Repeat offenders face steep multipliers. A second offense of the same violation within 12 months doubles the fine, and a third offense within 12 months triples it. That means a Class A violation on a third strike could cost up to $3,000, on top of the real threat of permit suspension or revocation.6Justia. Arkansas Code 3-4-402 – Classes of Violations and Fines – Multiple Offenses

Age Requirements for Sellers

Employees handling alcohol sales must generally be at least 21 years old. Two exceptions exist: workers at retail grocery stores can handle beer and cooking wine at age 18 with written parental consent, and employees at restaurants, hotels, and private clubs can serve at age 19.2Arkansas Department of Finance and Administration. ABC FAQs A store caught using underage employees to ring up liquor sales faces enforcement action regardless of the day of the week.
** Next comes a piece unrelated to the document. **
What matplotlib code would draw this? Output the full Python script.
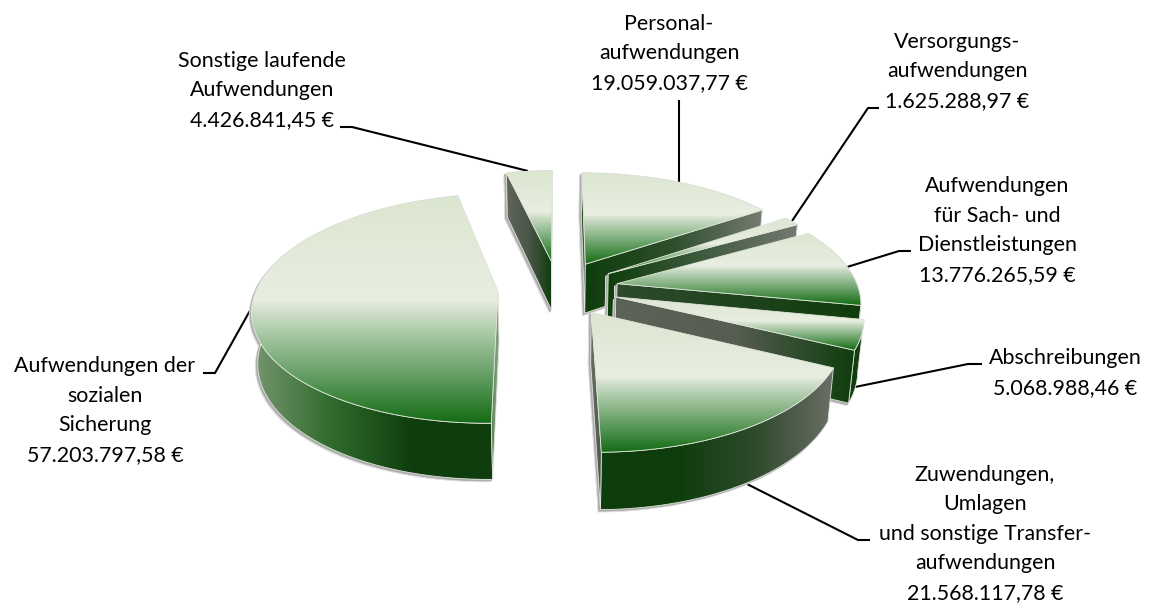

Weekday Hours Worth Knowing

Sunday is not the only time-restricted window. State law also prohibits alcohol sales between 1:00 a.m. and 7:00 a.m. on weekdays, with the same penalty structure as the Sunday violation.1Justia. Arkansas Code 3-3-210 – Sale on Sunday or Early Weekday Mornings If you are out late on a Saturday night, that 1:00 a.m. cutoff applies to both on-premises and off-premises sales statewide. Planning a Sunday purchase means keeping both the morning start time (10:00 a.m. where approved) and the midnight end time in mind.